Wie verder nadenkt beseft dat beide moties en het debat schadelijk zijn voor de totale Utrechtse politiek en de mores in de raad. Het geldt ongetwijfeld voor meerdere gemeenten. De eerste vraag die zich aandient is waarom er tijdens werkzaamheden (gefrituurde) hapjes geserveerd moeten worden. Is dat normaal? Moet het openbaar bestuur niet het goede voorbeeld geven? De symboliek van de Utrechtse ‘bitterballenkwestie’ is veelzeggend. Niet omdat het een futiel onderwerp betreft, maar omdat het een opeenvolging van gemiste kansen is. De PvdD had zich principieel op kunnen stellen met een motie die vanwege de gezondheid en dierenwelzijn oproept af te zien van alle (borrel)hapjes. De VVD had zich principieel op kunnen stellen door af te zien van alle borrelhapjes omdat het voorzien erin geen basisvoorziening is en strijdig is met een kleinere overheid. Zo gaan partijen voorbij aan hun eigen principes en zijn zo gefocust op dat wat ze bij de ander als verkeerd menen te zien dat ze niet meer beseffen hoe ver ze afgedwaald zijn van wat ze zeggen zelf te zijn.

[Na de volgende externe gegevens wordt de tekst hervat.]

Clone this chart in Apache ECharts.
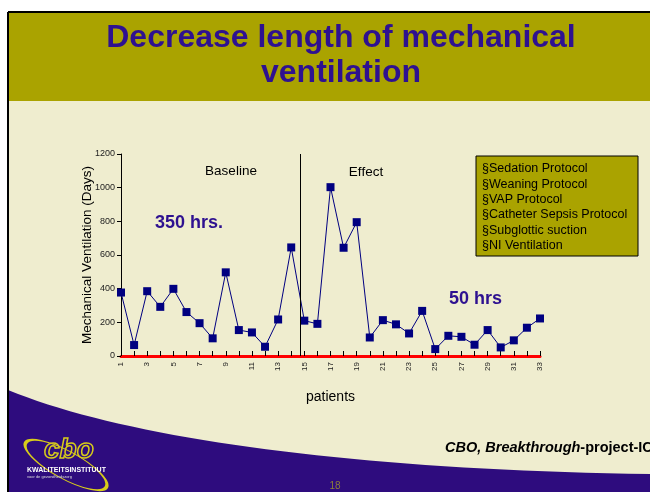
<!DOCTYPE html>
<html>
<head>
<meta charset="utf-8">
<script src="https://cdn.jsdelivr.net/npm/echarts@6/dist/echarts.min.js"></script>
<style>
  html, body { margin: 0; padding: 0; background: #fff; }
  #chart { width: 650px; height: 492px; }
</style>
</head>
<body>
<div id="chart"></div>
<script>
// patients 1..33, days of mechanical ventilation
var patients = [1, 2, 3, 4, 5, 6, 7, 8, 9, 10, 11, 12, 13, 14, 15, 16, 17,
  18, 19, 20, 21, 22, 23, 24, 25, 26, 27, 28, 29, 30, 31, 32, 33]
var ventDays = [377, 65, 385, 292, 399, 261, 195, 105, 497, 154, 140, 55, 217, 645,
  210, 191, 1003, 643, 795, 110, 213, 188, 134, 268, 41, 120, 114, 67, 154, 51, 93, 168, 223]
var yTicks = [0, 200, 400, 600, 800, 1000, 1200]
var splitAt = 14.7 // baseline / effect boundary
var protocols = ['§Sedation Protocol', '§Weaning Protocol', '§VAP Protocol',
  '§Catheter Sepsis Protocol', '§Subglottic suction', '§NI Ventilation']

var purple = '#2e0c7e'
var olive = '#aaa300'
var cream = '#efedcf'
var font = 'Liberation Sans, Arial, sans-serif'

// bottom swoosh outline (slide decoration, cubic curve sampled)
function swoosh() {
  var p0 = [8, 390], c1 = [130, 440], c2 = [360, 470], p3 = [650, 474]
  var pts = []
  for (var k = 0; k <= 40; k++) {
    var t = k / 40, u = 1 - t
    pts.push([
      u * u * u * p0[0] + 3 * u * u * t * c1[0] + 3 * u * t * t * c2[0] + t * t * t * p3[0],
      u * u * u * p0[1] + 3 * u * u * t * c1[1] + 3 * u * t * t * c2[1] + t * t * t * p3[1]
    ])
  }
  pts.push([650, 492], [8, 492])
  return pts
}

var chart = echarts.init(document.getElementById('chart'))
chart.setOption({
  backgroundColor: cream,
  textStyle: { fontFamily: font },
  animation: false,
  graphic: [
    // white margin + slide frame
    { type: 'rect', z: -5, shape: { x: 0, y: 0, width: 650, height: 12 }, style: { fill: '#fff' } },
    { type: 'rect', z: -5, shape: { x: 0, y: 0, width: 8, height: 492 }, style: { fill: '#fff' } },
    { type: 'rect', z: -4, shape: { x: 8, y: 12, width: 650, height: 89 }, style: { fill: olive } },
    { type: 'polygon', z: -4, shape: { points: swoosh() }, style: { fill: purple } },
    { type: 'line', z: -2, shape: { x1: 8, y1: 12, x2: 650, y2: 12 }, style: { stroke: '#000', lineWidth: 2 } },
    { type: 'line', z: -2, shape: { x1: 8, y1: 12, x2: 8, y2: 492 }, style: { stroke: '#000', lineWidth: 2 } },
    {
      type: 'text',
      style: {
        x: 341, y: 21,
        text: 'Decrease length of mechanical\nventilation',
        font: 'bold 32px ' + font, fill: '#2e1190', align: 'center', lineHeight: 35
      }
    },
    // protocol box
    { type: 'rect', shape: { x: 476, y: 156, width: 162, height: 100 }, style: { fill: olive, stroke: '#000', lineWidth: 1 } },
    { type: 'text', style: { x: 482, y: 161, text: protocols.join('\n'), font: '12.5px ' + font, fill: '#000', lineHeight: 15.4 } },
    // annotations
    { type: 'text', style: { x: 231, y: 171, text: 'Baseline', font: '13.5px ' + font, fill: '#000', align: 'center', verticalAlign: 'middle' } },
    { type: 'text', style: { x: 366, y: 172, text: 'Effect', font: '13.5px ' + font, fill: '#000', align: 'center', verticalAlign: 'middle' } },
    { type: 'text', style: { x: 155, y: 223, text: '350 hrs.', font: 'bold 18px ' + font, fill: '#2e1190', verticalAlign: 'middle' } },
    { type: 'text', style: { x: 449, y: 299, text: '50 hrs', font: 'bold 18px ' + font, fill: '#2e1190', verticalAlign: 'middle' } },
    // footer
    {
      type: 'text', style: {
        x: 445, y: 448, verticalAlign: 'middle',
        rich: {
          i: { font: 'italic bold 14.5px ' + font, fill: '#000' },
          b: { font: 'bold 14.5px ' + font, fill: '#000' }
        },
        text: '{i|CBO, Breakthrough}{b|-project-IC}'
      }
    },
    { type: 'text', style: { x: 335, y: 486, text: '18', font: '10px ' + font, fill: '#8c7f3a', align: 'center', verticalAlign: 'middle' } },
    // logo
    { type: 'circle', rotation: -0.5, x: 66, y: 465, scaleX: 1, scaleY: 0.3, shape: { cx: 0, cy: 0, r: 46 }, style: { fill: 'none', stroke: '#d8cc1a', lineWidth: 2, strokeNoScale: true } },
    { type: 'text', style: { x: 44, y: 450, text: 'cbo', font: 'italic bold 28px ' + font, fill: 'none', stroke: '#d8cc1a', lineWidth: 1.5, verticalAlign: 'middle' } },
    { type: 'text', style: { x: 27, y: 470, text: 'KWALITEITSINSTITUUT', font: 'bold 7px ' + font, fill: '#fff', verticalAlign: 'middle' } },
    { type: 'text', style: { x: 27, y: 477, text: 'voor de gezondheidszorg', font: '4px ' + font, fill: '#ddd', verticalAlign: 'middle' } }
  ],
  grid: { left: 121, right: 110, top: 154, bottom: 136 },
  xAxis: {
    type: 'value',
    min: 1,
    max: 33,
    interval: 1,
    name: 'patients',
    nameLocation: 'middle',
    nameGap: 34,
    nameTextStyle: { fontSize: 14, color: '#000' },
    axisLine: { lineStyle: { color: '#ff0000', width: 3 } },
    axisTick: { inside: true, length: 5, lineStyle: { color: '#000' } },
    splitLine: { show: false },
    axisLabel: {
      rotate: 90, fontSize: 8, color: '#222', margin: 6,
      formatter: function (v) { return v % 2 === 1 ? String(v) : '' }
    }
  },
  yAxis: {
    type: 'value',
    min: yTicks[0],
    max: yTicks[yTicks.length - 1],
    interval: 200,
    name: 'Mechanical Ventilation (Days)',
    nameLocation: 'middle',
    nameGap: 27,
    nameMoveOverlap: false,
    nameTextStyle: { fontSize: 13.5, color: '#000' },
    axisLine: { show: true, lineStyle: { color: '#000' } },
    axisTick: { show: true, length: 4, lineStyle: { color: '#000' } },
    splitLine: { show: false },
    axisLabel: { fontSize: 9, color: '#222', margin: 6, formatter: function (v) { return String(v) } }
  },
  series: [{
    type: 'line',
    data: patients.map(function (p, i) { return [p, ventDays[i]] }),
    symbol: 'rect',
    symbolSize: 8,
    lineStyle: { color: '#000080', width: 1 },
    itemStyle: { color: '#000080' },
    markLine: {
      silent: true,
      symbol: 'none',
      label: { show: false },
      lineStyle: { color: '#000', width: 1, type: 'solid' },
      data: [{ xAxis: splitAt }]
    }
  }]
})
</script>
</body>
</html>
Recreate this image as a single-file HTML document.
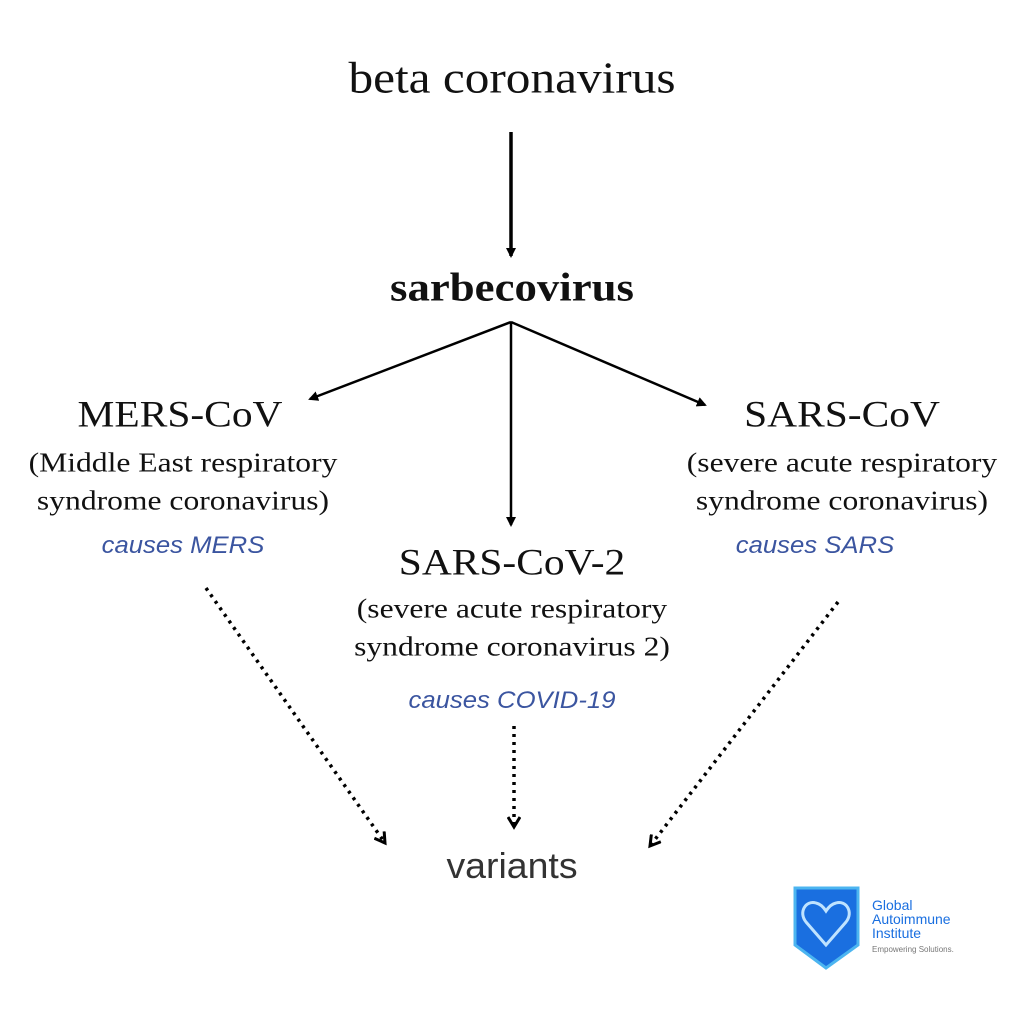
<!DOCTYPE html>
<html><head><style>
body{margin:0;width:1024px;height:1024px;background:#fff;position:relative;overflow:hidden}
.t{position:absolute;transform:translate(-50%,-50%) scaleX(1.12);white-space:nowrap;font-family:"Liberation Serif",serif;color:#111}
.s{transform:translate(-50%,-50%) scaleX(1.17)}
.c{font-family:"Liberation Sans",sans-serif;font-style:italic;color:#3b55a0;font-size:24px;transform:translate(-50%,-50%) scaleX(1.07)}
</style></head><body>
<svg width="1024" height="1024" style="position:absolute;left:0;top:0">
<defs><marker id="a" markerWidth="10" markerHeight="10" refX="8" refY="5" orient="auto" markerUnits="userSpaceOnUse"><path d="M0,0 L10,5 L0,10 z" fill="#000"/></marker>
<marker id="b" markerWidth="14" markerHeight="14" refX="11" refY="7" orient="auto" markerUnits="userSpaceOnUse"><path d="M1,1 L11,7 L1,13" fill="none" stroke="#000" stroke-width="3"/></marker></defs>
<line x1="511" y1="132" x2="511" y2="256" stroke="#000" stroke-width="3.5" marker-end="url(#a)"/>
<line x1="511" y1="322" x2="310" y2="399" stroke="#000" stroke-width="2.5" marker-end="url(#a)"/>
<line x1="511" y1="322" x2="705" y2="405" stroke="#000" stroke-width="2.5" marker-end="url(#a)"/>
<line x1="511" y1="322" x2="511" y2="525" stroke="#000" stroke-width="2.5" marker-end="url(#a)"/>
<g stroke="#000" stroke-width="3.5" stroke-dasharray="3 5" fill="none">
<line x1="206" y1="588" x2="385" y2="843" marker-end="url(#b)"/>
<line x1="514" y1="726" x2="514" y2="827" marker-end="url(#b)"/>
<line x1="838" y1="602" x2="650" y2="846" marker-end="url(#b)"/>
</g>
<path d="M795,888 H858 V945 L826,968 L795,945 Z" fill="#1a6fe0" stroke="#4cb5f0" stroke-width="3"/>
<path d="M826,945 L806,922 C798,912 806,900 816,903 C821,904 824,908 826,911 C828,908 831,904 836,903 C846,900 854,912 846,922 Z" fill="none" stroke="#bfe3ff" stroke-width="3"/>
</svg>
<div class="t" style="left:512px;top:78px;font-size:44px">beta coronavirus</div>
<div class="t" style="left:512px;top:287px;font-size:40px;font-weight:bold">sarbecovirus</div>
<div class="t" style="left:180px;top:415px;font-size:37px">MERS-CoV</div>
<div class="t s" style="left:183px;top:463px;font-size:27px">(Middle East respiratory</div>
<div class="t s" style="left:183px;top:501px;font-size:27px">syndrome coronavirus)</div>
<div class="t c" style="left:183px;top:546px">causes MERS</div>
<div class="t" style="left:842px;top:415px;font-size:37px">SARS-CoV</div>
<div class="t s" style="left:842px;top:463px;font-size:27px">(severe acute respiratory</div>
<div class="t s" style="left:842px;top:501px;font-size:27px">syndrome coronavirus)</div>
<div class="t c" style="left:815px;top:546px">causes SARS</div>
<div class="t" style="left:512px;top:563px;font-size:37px">SARS-CoV-2</div>
<div class="t s" style="left:512px;top:609px;font-size:27px">(severe acute respiratory</div>
<div class="t s" style="left:512px;top:647px;font-size:27px">syndrome coronavirus 2)</div>
<div class="t c" style="left:512px;top:701px">causes COVID-19</div>
<div class="t" style="left:512px;top:866px;font-size:36px;font-family:'Liberation Sans',sans-serif;color:#333;transform:translate(-50%,-50%) scaleX(1.04)">variants</div>
<div style="position:absolute;left:872px;top:898px;font-family:'Liberation Sans',sans-serif;color:#1a6fe0;font-size:14px;line-height:14px">Global<br>Autoimmune<br>Institute</div>
<div style="position:absolute;left:872px;top:945px;font-family:'Liberation Sans',sans-serif;color:#777;font-size:8px">Empowering Solutions.</div>
</body></html>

Een voorbeeld uit het nabije verleden ter verduidelijking. Tijdens de receptie ter gelegenheid van de installatie van burgemeester Henk Vonhoff in 1974 was ik als dienstplichtig militair gelegerd in het toenmalige Militaire Hospitaal Dr. A. Mathijsen in Oog en Al. Met wat kameraden krijgen we het idee om de receptie te bezoeken. We waren immers ook inwoners van Utrecht. Maar de rode wijn proefde als druivensap. En was dat ook. Dat viel ons behoorlijk tegen. Dat was toen staand beleid. Het was de sfeer van de zestiger jaren die in 1974 een Utrechtse receptie bereikte. Het is nog steeds goed verdedigbaar het standpunt in te nemen dat het niet de taak van het openbaar bestuur is om in een niet besloten bijeenkomst voor het eigen personeel of bezoekers alcohol te schenken of borrelhapjes te serveren. Het is de vanzelfsprekendheid van een nabij verleden die nu onvoldoende beseft wordt. In elk geval niet in de Utrechtse raad. De denkwijze gaat voorbij aan het principe.